* INSTRUCTION
Reproduce the material word for word; the images stay out.

* AVAILABLE DATA
○ ○ ○ ○ ○
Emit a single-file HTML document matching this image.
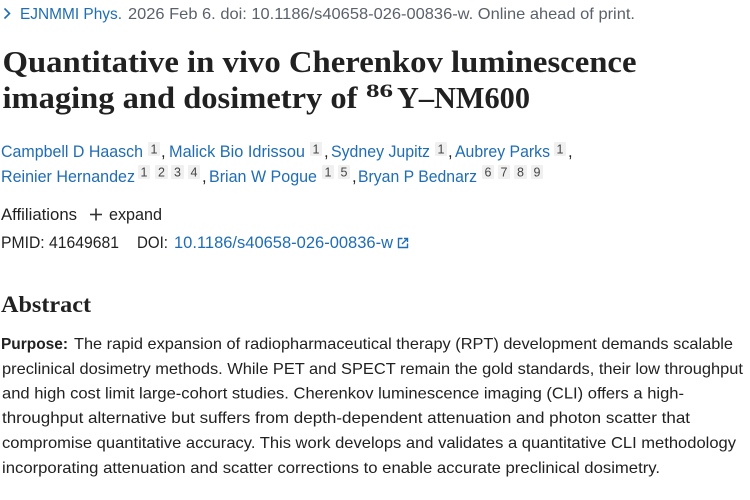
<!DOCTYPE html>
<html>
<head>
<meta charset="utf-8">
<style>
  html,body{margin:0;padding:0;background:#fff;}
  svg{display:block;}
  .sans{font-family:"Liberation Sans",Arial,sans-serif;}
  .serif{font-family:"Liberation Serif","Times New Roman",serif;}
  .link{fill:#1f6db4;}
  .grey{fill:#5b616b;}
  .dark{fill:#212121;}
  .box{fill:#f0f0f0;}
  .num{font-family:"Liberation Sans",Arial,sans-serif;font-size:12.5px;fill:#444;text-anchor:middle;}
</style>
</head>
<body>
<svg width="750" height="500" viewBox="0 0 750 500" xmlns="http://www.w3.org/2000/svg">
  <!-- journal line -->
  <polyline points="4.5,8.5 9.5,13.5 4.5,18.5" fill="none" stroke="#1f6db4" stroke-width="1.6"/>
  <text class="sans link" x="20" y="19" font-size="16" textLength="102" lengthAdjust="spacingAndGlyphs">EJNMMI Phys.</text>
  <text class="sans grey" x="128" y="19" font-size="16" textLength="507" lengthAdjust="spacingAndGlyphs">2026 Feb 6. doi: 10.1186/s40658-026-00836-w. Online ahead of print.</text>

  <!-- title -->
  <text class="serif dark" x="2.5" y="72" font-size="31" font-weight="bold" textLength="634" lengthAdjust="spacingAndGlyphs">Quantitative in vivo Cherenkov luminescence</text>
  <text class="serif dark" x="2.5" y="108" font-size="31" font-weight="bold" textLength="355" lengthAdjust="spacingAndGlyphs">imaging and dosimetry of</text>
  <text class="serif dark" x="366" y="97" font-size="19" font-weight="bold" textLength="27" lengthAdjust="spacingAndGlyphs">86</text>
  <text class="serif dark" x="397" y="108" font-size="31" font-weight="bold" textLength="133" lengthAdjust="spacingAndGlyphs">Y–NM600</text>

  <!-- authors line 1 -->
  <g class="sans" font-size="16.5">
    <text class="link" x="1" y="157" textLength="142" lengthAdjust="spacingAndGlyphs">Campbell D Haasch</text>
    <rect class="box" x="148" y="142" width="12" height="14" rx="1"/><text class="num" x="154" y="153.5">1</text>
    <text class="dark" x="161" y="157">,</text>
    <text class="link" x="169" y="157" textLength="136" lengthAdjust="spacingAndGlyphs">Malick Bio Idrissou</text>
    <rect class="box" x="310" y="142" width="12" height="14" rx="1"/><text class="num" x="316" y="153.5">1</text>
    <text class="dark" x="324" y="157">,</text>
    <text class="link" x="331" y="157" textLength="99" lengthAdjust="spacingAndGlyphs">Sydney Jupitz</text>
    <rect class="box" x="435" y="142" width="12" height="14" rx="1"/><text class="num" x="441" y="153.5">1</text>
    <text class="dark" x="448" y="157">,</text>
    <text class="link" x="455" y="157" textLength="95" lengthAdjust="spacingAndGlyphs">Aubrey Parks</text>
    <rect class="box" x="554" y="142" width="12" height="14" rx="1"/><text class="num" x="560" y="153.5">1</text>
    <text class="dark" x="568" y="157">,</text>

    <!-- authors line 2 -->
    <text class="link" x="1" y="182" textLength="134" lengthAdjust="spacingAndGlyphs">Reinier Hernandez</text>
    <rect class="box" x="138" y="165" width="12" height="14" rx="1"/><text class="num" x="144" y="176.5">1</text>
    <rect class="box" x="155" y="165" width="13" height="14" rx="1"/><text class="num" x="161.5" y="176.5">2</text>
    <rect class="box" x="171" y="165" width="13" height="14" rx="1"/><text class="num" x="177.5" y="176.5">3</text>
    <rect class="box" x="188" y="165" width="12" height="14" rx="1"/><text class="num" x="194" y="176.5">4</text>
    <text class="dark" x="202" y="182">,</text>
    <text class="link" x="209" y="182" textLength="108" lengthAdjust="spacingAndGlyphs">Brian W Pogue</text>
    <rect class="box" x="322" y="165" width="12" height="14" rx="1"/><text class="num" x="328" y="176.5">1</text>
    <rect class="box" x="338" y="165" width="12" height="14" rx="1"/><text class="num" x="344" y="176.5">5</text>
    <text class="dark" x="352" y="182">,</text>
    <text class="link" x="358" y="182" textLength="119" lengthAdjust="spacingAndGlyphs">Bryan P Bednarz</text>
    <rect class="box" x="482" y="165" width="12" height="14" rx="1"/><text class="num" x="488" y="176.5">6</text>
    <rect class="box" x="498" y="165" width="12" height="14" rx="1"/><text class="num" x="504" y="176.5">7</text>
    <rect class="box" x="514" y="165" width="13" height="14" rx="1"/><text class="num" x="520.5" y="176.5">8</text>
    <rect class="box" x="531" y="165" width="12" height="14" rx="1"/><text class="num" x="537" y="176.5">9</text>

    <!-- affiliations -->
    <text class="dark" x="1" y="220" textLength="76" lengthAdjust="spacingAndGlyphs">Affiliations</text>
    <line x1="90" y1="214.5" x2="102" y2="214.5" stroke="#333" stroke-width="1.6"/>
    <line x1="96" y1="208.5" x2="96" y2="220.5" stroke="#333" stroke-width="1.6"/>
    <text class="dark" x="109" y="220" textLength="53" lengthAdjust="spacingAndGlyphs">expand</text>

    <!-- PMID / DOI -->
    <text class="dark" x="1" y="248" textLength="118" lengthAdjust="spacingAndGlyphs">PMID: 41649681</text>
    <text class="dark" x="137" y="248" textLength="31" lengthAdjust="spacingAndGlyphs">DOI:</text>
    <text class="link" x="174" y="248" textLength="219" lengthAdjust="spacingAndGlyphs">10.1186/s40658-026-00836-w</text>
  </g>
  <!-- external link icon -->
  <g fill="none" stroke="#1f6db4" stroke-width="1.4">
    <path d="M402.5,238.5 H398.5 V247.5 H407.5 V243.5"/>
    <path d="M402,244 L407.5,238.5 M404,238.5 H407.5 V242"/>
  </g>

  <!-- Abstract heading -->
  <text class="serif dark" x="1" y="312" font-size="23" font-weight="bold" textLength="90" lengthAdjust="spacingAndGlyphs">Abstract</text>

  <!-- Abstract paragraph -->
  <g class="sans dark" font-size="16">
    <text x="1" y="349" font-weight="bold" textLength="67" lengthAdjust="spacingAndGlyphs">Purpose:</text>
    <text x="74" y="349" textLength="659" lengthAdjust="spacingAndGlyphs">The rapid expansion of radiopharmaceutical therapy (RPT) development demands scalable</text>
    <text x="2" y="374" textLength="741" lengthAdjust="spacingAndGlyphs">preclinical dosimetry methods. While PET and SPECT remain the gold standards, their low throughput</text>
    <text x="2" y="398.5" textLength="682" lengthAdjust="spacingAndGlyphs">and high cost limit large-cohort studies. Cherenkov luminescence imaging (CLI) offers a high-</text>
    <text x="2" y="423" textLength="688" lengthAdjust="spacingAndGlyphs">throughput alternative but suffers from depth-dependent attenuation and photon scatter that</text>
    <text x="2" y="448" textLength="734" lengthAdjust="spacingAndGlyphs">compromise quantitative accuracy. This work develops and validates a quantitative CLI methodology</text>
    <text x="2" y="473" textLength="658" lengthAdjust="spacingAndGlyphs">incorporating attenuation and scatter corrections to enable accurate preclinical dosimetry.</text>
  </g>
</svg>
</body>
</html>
○ ○ ○ ○ ○
* REPLY
Emit a single-file HTML document matching this image.
<!DOCTYPE html>
<html>
<head>
<meta charset="utf-8">
<style>
  html,body{margin:0;padding:0;background:#fff;}
  svg{display:block;}
  .sans{font-family:"Liberation Sans",Arial,sans-serif;}
  .serif{font-family:"Liberation Serif","Times New Roman",serif;}
  .link{fill:#1f6db4;}
  .grey{fill:#5b616b;}
  .dark{fill:#212121;}
  .box{fill:#f0f0f0;}
  .num{font-family:"Liberation Sans",Arial,sans-serif;font-size:12.5px;fill:#444;text-anchor:middle;}
</style>
</head>
<body>
<svg width="750" height="500" viewBox="0 0 750 500" xmlns="http://www.w3.org/2000/svg">
  <!-- journal line -->
  <polyline points="4.5,8.5 9.5,13.5 4.5,18.5" fill="none" stroke="#1f6db4" stroke-width="1.6"/>
  <text class="sans link" x="20" y="19" font-size="16" textLength="102" lengthAdjust="spacingAndGlyphs">EJNMMI Phys.</text>
  <text class="sans grey" x="128" y="19" font-size="16" textLength="507" lengthAdjust="spacingAndGlyphs">2026 Feb 6. doi: 10.1186/s40658-026-00836-w. Online ahead of print.</text>

  <!-- title -->
  <text class="serif dark" x="2.5" y="72" font-size="31" font-weight="bold" textLength="634" lengthAdjust="spacingAndGlyphs">Quantitative in vivo Cherenkov luminescence</text>
  <text class="serif dark" x="2.5" y="108" font-size="31" font-weight="bold" textLength="355" lengthAdjust="spacingAndGlyphs">imaging and dosimetry of</text>
  <text class="serif dark" x="366" y="97" font-size="19" font-weight="bold" textLength="27" lengthAdjust="spacingAndGlyphs">86</text>
  <text class="serif dark" x="397" y="108" font-size="31" font-weight="bold" textLength="133" lengthAdjust="spacingAndGlyphs">Y–NM600</text>

  <!-- authors line 1 -->
  <g class="sans" font-size="16.5">
    <text class="link" x="1" y="157" textLength="142" lengthAdjust="spacingAndGlyphs">Campbell D Haasch</text>
    <rect class="box" x="148" y="142" width="12" height="14" rx="1"/><text class="num" x="154" y="153.5">1</text>
    <text class="dark" x="161" y="157">,</text>
    <text class="link" x="169" y="157" textLength="136" lengthAdjust="spacingAndGlyphs">Malick Bio Idrissou</text>
    <rect class="box" x="310" y="142" width="12" height="14" rx="1"/><text class="num" x="316" y="153.5">1</text>
    <text class="dark" x="324" y="157">,</text>
    <text class="link" x="331" y="157" textLength="99" lengthAdjust="spacingAndGlyphs">Sydney Jupitz</text>
    <rect class="box" x="435" y="142" width="12" height="14" rx="1"/><text class="num" x="441" y="153.5">1</text>
    <text class="dark" x="448" y="157">,</text>
    <text class="link" x="455" y="157" textLength="95" lengthAdjust="spacingAndGlyphs">Aubrey Parks</text>
    <rect class="box" x="554" y="142" width="12" height="14" rx="1"/><text class="num" x="560" y="153.5">1</text>
    <text class="dark" x="568" y="157">,</text>

    <!-- authors line 2 -->
    <text class="link" x="1" y="182" textLength="134" lengthAdjust="spacingAndGlyphs">Reinier Hernandez</text>
    <rect class="box" x="138" y="165" width="12" height="14" rx="1"/><text class="num" x="144" y="176.5">1</text>
    <rect class="box" x="155" y="165" width="13" height="14" rx="1"/><text class="num" x="161.5" y="176.5">2</text>
    <rect class="box" x="171" y="165" width="13" height="14" rx="1"/><text class="num" x="177.5" y="176.5">3</text>
    <rect class="box" x="188" y="165" width="12" height="14" rx="1"/><text class="num" x="194" y="176.5">4</text>
    <text class="dark" x="202" y="182">,</text>
    <text class="link" x="209" y="182" textLength="108" lengthAdjust="spacingAndGlyphs">Brian W Pogue</text>
    <rect class="box" x="322" y="165" width="12" height="14" rx="1"/><text class="num" x="328" y="176.5">1</text>
    <rect class="box" x="338" y="165" width="12" height="14" rx="1"/><text class="num" x="344" y="176.5">5</text>
    <text class="dark" x="352" y="182">,</text>
    <text class="link" x="358" y="182" textLength="119" lengthAdjust="spacingAndGlyphs">Bryan P Bednarz</text>
    <rect class="box" x="482" y="165" width="12" height="14" rx="1"/><text class="num" x="488" y="176.5">6</text>
    <rect class="box" x="498" y="165" width="12" height="14" rx="1"/><text class="num" x="504" y="176.5">7</text>
    <rect class="box" x="514" y="165" width="13" height="14" rx="1"/><text class="num" x="520.5" y="176.5">8</text>
    <rect class="box" x="531" y="165" width="12" height="14" rx="1"/><text class="num" x="537" y="176.5">9</text>

    <!-- affiliations -->
    <text class="dark" x="1" y="220" textLength="76" lengthAdjust="spacingAndGlyphs">Affiliations</text>
    <line x1="90" y1="214.5" x2="102" y2="214.5" stroke="#333" stroke-width="1.6"/>
    <line x1="96" y1="208.5" x2="96" y2="220.5" stroke="#333" stroke-width="1.6"/>
    <text class="dark" x="109" y="220" textLength="53" lengthAdjust="spacingAndGlyphs">expand</text>

    <!-- PMID / DOI -->
    <text class="dark" x="1" y="248" textLength="118" lengthAdjust="spacingAndGlyphs">PMID: 41649681</text>
    <text class="dark" x="137" y="248" textLength="31" lengthAdjust="spacingAndGlyphs">DOI:</text>
    <text class="link" x="174" y="248" textLength="219" lengthAdjust="spacingAndGlyphs">10.1186/s40658-026-00836-w</text>
  </g>
  <!-- external link icon -->
  <g fill="none" stroke="#1f6db4" stroke-width="1.4">
    <path d="M402.5,238.5 H398.5 V247.5 H407.5 V243.5"/>
    <path d="M402,244 L407.5,238.5 M404,238.5 H407.5 V242"/>
  </g>

  <!-- Abstract heading -->
  <text class="serif dark" x="1" y="312" font-size="23" font-weight="bold" textLength="90" lengthAdjust="spacingAndGlyphs">Abstract</text>

  <!-- Abstract paragraph -->
  <g class="sans dark" font-size="16">
    <text x="1" y="349" font-weight="bold" textLength="67" lengthAdjust="spacingAndGlyphs">Purpose:</text>
    <text x="74" y="349" textLength="659" lengthAdjust="spacingAndGlyphs">The rapid expansion of radiopharmaceutical therapy (RPT) development demands scalable</text>
    <text x="2" y="374" textLength="741" lengthAdjust="spacingAndGlyphs">preclinical dosimetry methods. While PET and SPECT remain the gold standards, their low throughput</text>
    <text x="2" y="398.5" textLength="682" lengthAdjust="spacingAndGlyphs">and high cost limit large-cohort studies. Cherenkov luminescence imaging (CLI) offers a high-</text>
    <text x="2" y="423" textLength="688" lengthAdjust="spacingAndGlyphs">throughput alternative but suffers from depth-dependent attenuation and photon scatter that</text>
    <text x="2" y="448" textLength="734" lengthAdjust="spacingAndGlyphs">compromise quantitative accuracy. This work develops and validates a quantitative CLI methodology</text>
    <text x="2" y="473" textLength="658" lengthAdjust="spacingAndGlyphs">incorporating attenuation and scatter corrections to enable accurate preclinical dosimetry.</text>
  </g>
</svg>
</body>
</html>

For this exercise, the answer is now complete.